━━━━━ Provided information ━━━━━

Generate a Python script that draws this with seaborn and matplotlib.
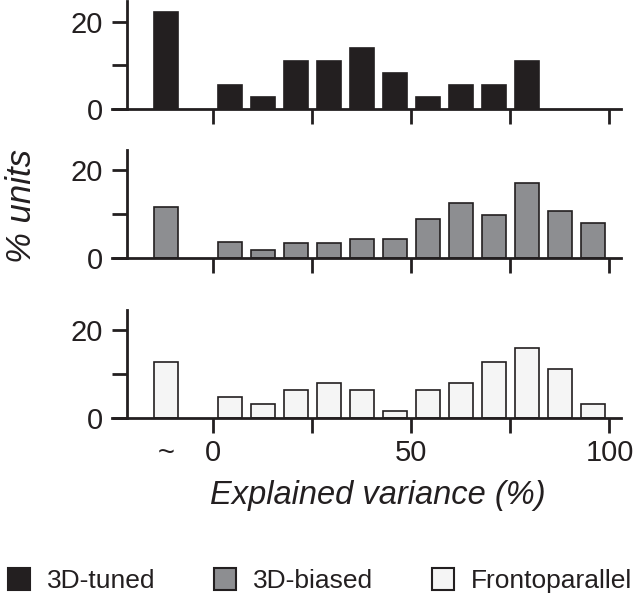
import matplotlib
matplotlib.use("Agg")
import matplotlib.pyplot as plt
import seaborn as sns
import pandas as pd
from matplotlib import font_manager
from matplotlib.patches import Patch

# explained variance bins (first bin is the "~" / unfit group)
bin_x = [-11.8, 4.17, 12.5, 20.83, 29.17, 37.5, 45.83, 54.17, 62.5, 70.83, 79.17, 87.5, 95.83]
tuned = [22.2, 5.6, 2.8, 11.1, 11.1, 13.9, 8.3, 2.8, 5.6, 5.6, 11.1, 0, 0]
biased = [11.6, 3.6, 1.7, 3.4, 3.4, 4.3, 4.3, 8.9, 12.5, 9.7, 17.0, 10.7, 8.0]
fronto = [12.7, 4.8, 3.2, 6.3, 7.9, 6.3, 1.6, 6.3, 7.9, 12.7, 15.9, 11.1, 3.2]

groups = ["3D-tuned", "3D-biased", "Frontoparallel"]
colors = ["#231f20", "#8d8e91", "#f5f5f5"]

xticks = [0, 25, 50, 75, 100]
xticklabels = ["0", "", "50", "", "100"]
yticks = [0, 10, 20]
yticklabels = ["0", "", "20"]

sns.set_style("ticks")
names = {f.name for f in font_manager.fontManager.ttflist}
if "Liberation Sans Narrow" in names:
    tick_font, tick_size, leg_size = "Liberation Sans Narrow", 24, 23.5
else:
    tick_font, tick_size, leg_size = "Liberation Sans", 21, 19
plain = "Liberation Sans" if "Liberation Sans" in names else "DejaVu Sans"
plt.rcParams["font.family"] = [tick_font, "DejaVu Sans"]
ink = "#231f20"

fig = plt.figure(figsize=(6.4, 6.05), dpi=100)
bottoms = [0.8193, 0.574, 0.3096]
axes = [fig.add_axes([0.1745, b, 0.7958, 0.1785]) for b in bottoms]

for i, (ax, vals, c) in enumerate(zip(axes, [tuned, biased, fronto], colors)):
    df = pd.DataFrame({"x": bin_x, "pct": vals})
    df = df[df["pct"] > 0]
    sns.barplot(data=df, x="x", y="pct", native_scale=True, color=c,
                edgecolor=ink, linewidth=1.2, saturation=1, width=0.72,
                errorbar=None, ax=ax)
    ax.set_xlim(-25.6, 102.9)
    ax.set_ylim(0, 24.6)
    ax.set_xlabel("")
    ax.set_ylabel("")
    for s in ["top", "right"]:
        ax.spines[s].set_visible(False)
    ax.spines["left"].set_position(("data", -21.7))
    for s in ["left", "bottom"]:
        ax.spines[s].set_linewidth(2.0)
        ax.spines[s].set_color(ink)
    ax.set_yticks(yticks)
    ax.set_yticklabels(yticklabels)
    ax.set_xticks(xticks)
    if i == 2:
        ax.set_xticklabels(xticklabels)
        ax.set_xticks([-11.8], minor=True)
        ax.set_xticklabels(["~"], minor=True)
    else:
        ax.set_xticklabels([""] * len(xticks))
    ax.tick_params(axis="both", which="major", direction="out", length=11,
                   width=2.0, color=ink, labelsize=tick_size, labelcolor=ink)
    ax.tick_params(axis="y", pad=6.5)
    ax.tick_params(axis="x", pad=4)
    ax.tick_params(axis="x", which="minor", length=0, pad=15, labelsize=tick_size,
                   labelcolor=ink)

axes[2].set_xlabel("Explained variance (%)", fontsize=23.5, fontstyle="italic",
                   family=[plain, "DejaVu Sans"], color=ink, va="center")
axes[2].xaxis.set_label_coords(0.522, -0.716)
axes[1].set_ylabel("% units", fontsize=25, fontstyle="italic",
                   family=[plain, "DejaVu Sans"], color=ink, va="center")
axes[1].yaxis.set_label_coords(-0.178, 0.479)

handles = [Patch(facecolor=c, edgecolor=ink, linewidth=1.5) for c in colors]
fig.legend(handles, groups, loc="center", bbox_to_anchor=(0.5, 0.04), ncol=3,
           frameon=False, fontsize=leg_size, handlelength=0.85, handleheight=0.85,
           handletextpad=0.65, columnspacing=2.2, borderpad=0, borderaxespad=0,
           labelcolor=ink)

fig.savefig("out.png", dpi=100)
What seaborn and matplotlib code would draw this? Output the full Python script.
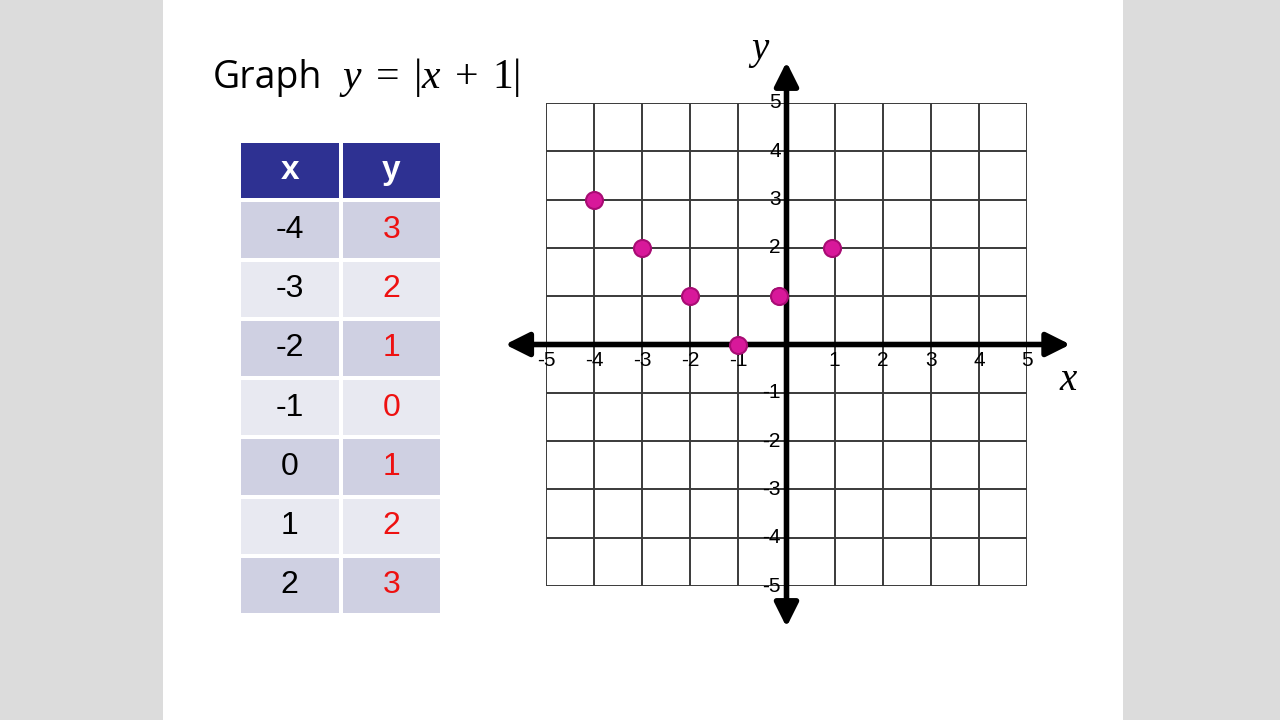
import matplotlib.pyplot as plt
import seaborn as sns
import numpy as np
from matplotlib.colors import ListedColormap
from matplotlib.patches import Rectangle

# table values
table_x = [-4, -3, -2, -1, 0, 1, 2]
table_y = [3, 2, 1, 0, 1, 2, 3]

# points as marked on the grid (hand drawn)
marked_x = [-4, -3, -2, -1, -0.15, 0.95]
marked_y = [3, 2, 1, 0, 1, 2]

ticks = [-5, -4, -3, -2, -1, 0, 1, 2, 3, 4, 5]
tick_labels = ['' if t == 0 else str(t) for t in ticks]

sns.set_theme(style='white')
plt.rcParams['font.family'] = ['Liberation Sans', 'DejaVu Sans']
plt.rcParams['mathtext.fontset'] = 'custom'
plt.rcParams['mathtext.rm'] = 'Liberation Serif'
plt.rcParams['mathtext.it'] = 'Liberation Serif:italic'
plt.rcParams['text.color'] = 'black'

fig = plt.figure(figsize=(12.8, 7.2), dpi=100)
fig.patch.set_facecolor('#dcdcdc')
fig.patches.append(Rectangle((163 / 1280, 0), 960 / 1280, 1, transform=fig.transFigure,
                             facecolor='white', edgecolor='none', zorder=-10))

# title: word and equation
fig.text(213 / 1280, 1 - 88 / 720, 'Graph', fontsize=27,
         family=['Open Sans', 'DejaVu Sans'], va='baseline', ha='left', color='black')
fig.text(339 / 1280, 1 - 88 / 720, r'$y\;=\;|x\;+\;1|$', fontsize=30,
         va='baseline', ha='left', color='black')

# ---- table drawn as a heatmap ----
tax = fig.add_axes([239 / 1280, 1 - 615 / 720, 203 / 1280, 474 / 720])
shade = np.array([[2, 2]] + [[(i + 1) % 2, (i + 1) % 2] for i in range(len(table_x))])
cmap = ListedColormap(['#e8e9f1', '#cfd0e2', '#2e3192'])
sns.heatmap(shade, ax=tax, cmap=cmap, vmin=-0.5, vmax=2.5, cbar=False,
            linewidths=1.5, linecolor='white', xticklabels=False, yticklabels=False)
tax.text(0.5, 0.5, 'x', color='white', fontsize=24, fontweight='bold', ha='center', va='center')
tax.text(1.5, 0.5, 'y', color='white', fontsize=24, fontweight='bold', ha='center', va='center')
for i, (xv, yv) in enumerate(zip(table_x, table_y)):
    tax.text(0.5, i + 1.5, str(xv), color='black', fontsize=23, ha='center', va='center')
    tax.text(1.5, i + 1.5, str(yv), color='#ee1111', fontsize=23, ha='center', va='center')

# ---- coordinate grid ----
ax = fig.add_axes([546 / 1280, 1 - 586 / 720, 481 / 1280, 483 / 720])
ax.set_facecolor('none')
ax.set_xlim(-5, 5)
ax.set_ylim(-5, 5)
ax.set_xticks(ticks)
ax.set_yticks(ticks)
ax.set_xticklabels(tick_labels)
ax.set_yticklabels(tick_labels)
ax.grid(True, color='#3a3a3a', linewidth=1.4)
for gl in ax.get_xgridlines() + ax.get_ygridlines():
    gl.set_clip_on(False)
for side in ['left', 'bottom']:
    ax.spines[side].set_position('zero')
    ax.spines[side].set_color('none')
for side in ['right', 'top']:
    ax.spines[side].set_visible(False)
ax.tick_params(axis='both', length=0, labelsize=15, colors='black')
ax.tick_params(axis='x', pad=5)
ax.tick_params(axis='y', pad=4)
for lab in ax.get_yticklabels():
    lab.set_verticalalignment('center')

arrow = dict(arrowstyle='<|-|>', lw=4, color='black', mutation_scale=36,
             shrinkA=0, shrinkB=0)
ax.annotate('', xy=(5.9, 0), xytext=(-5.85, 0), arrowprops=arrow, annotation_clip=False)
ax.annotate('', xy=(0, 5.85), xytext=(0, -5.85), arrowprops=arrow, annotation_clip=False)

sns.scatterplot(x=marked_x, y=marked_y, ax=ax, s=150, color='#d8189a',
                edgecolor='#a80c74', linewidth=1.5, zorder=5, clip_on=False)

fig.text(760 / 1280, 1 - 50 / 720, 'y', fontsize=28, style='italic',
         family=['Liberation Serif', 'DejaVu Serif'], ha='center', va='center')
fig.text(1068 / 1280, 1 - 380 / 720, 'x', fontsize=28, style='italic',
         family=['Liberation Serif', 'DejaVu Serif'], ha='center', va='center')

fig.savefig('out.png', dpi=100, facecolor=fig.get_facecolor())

━━━━━

* _Your task_
Print, exactly as written, the lines above from the first one to the one containing "from matplotlib.patches import Patch". Leave out pictures.

* _Exercise output_
Generate a Python script that draws this with seaborn and matplotlib.
import matplotlib
matplotlib.use("Agg")
import matplotlib.pyplot as plt
import seaborn as sns
import pandas as pd
from matplotlib import font_manager
from matplotlib.patches import Patch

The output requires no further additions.